The lines to return are those from the one containing "Rebuild this chart" down to the one containing "import * as", inclusive; return them exactly and nothing else.
start Supplied records
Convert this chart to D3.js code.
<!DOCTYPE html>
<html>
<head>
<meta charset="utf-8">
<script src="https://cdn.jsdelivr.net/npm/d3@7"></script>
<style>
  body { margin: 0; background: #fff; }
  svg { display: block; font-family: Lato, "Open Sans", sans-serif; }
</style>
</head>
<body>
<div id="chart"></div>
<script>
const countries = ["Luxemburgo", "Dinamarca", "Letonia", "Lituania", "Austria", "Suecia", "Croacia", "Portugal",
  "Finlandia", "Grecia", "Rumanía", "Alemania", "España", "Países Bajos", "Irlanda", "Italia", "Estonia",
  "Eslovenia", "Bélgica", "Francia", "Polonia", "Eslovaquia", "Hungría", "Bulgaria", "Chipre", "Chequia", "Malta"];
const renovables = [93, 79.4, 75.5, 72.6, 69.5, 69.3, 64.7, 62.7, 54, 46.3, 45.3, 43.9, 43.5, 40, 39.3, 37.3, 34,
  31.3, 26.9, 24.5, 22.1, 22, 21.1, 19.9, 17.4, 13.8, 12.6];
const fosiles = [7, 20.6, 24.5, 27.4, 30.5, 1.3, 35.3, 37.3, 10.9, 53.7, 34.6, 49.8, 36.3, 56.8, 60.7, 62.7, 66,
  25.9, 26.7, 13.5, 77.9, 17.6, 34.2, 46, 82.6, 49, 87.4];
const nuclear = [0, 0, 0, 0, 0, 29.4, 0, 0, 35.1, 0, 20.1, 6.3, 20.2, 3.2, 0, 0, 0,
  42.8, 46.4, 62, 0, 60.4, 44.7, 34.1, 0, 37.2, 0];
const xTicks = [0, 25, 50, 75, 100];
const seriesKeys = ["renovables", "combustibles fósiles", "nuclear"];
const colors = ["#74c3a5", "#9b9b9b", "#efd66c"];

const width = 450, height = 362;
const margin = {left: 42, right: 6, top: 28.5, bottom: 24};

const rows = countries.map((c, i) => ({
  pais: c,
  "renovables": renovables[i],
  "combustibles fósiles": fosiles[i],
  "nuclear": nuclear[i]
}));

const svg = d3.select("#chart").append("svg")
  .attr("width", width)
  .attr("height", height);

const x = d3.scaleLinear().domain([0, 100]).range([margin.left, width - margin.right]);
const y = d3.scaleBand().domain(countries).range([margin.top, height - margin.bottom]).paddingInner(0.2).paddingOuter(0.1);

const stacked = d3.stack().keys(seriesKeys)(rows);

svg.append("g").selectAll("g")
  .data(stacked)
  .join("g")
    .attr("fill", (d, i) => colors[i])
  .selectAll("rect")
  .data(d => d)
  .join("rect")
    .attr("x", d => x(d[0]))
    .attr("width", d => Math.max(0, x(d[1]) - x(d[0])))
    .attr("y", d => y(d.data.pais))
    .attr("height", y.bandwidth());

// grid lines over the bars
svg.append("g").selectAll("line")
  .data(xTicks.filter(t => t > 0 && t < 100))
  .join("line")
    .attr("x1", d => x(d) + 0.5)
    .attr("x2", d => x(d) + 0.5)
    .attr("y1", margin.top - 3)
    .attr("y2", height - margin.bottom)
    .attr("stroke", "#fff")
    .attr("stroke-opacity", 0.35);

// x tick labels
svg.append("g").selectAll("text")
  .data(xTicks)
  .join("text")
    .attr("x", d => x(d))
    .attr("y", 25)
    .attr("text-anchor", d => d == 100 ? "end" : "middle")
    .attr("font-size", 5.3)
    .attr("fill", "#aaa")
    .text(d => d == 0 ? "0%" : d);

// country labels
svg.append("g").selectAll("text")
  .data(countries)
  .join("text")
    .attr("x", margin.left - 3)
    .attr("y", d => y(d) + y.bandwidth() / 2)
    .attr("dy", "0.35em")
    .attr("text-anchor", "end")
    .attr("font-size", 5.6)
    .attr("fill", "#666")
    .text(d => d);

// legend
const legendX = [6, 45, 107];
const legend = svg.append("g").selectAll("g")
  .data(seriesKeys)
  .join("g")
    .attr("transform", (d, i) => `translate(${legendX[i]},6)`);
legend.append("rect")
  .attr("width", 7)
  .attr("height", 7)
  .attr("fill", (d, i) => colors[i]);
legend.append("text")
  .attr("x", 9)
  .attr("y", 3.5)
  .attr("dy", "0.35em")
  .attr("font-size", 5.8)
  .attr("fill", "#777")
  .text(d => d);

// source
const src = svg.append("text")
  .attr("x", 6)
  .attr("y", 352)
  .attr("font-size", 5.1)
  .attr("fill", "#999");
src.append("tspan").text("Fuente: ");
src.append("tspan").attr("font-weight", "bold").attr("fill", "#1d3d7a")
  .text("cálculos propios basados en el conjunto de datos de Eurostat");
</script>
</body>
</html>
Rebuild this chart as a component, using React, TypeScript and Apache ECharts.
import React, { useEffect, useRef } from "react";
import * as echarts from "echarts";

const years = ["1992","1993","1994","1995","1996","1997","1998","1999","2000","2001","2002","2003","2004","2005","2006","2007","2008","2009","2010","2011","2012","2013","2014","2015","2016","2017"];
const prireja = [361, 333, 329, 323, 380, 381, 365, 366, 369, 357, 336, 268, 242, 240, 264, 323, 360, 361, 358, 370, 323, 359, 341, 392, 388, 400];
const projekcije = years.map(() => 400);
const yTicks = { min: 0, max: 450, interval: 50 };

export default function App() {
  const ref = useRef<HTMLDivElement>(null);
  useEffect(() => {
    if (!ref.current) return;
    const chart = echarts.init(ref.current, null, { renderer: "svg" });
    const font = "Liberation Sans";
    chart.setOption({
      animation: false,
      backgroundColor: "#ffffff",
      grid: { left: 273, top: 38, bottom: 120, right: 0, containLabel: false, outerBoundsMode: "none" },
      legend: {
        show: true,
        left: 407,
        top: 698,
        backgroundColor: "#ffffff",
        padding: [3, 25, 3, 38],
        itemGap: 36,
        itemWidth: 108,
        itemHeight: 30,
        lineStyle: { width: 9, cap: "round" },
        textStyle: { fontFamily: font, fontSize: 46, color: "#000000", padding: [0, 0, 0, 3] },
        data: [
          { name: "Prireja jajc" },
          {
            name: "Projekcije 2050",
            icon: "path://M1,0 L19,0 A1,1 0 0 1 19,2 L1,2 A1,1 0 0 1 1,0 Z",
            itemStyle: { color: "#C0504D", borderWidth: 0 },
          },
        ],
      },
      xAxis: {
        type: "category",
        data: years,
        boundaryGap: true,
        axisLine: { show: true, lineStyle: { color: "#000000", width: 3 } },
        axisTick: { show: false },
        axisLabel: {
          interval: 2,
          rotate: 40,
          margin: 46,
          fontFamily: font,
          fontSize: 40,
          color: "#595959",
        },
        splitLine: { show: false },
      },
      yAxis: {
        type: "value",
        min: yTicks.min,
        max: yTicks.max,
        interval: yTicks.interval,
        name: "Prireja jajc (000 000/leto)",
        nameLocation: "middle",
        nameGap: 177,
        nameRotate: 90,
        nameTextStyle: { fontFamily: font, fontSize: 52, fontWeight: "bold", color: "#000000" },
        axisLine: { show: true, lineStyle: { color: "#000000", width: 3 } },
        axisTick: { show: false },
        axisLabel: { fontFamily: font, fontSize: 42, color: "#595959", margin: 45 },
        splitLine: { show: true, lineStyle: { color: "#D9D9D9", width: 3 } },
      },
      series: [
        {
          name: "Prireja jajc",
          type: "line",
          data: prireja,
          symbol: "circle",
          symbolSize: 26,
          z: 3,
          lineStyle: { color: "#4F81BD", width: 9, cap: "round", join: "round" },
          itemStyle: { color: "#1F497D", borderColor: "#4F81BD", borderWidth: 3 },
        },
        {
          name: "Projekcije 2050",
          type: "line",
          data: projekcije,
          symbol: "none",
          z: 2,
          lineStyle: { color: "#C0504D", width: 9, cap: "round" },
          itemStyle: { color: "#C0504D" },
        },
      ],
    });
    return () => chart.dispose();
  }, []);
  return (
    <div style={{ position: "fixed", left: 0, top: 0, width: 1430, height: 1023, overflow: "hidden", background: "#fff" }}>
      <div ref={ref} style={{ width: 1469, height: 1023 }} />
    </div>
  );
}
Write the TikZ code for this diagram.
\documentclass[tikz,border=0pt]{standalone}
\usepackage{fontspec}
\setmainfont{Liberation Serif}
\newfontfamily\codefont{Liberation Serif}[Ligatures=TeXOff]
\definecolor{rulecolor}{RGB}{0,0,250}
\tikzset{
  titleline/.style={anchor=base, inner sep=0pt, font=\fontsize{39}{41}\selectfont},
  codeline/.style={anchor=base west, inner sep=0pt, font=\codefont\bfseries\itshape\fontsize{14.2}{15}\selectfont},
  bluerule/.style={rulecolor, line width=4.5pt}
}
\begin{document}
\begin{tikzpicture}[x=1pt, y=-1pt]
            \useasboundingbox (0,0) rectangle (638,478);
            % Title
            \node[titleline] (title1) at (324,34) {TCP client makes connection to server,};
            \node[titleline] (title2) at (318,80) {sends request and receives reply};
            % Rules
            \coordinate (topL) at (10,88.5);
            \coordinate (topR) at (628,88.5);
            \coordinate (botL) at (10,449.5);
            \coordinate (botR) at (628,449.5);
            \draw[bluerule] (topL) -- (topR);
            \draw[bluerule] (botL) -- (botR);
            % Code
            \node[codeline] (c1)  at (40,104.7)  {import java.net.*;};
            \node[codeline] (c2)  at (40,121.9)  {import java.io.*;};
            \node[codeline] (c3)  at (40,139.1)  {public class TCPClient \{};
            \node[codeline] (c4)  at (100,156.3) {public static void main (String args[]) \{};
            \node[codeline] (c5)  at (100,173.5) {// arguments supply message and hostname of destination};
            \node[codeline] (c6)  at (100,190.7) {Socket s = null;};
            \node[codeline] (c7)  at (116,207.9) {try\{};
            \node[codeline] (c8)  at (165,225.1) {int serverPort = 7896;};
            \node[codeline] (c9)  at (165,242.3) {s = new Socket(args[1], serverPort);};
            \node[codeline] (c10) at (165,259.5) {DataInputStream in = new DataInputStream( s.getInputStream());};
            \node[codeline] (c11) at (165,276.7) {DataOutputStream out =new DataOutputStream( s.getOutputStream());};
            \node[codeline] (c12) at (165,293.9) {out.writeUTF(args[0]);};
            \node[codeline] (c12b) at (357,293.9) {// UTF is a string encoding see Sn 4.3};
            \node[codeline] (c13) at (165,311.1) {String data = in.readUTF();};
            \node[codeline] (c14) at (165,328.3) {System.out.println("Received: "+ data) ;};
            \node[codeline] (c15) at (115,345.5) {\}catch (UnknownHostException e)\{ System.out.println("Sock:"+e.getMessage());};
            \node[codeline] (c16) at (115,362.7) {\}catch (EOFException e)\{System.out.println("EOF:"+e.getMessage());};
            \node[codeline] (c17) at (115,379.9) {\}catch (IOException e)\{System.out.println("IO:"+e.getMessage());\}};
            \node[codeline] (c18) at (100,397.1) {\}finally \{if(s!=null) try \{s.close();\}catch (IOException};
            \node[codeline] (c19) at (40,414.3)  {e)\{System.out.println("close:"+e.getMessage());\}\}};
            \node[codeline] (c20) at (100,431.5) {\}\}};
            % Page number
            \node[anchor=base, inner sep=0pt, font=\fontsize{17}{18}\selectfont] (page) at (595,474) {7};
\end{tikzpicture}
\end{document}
end Supplied records
> [Written answer]
Rebuild this chart as a component, using React, TypeScript and Apache ECharts.
import React, { useEffect, useRef } from "react";
import * as echarts from "echarts";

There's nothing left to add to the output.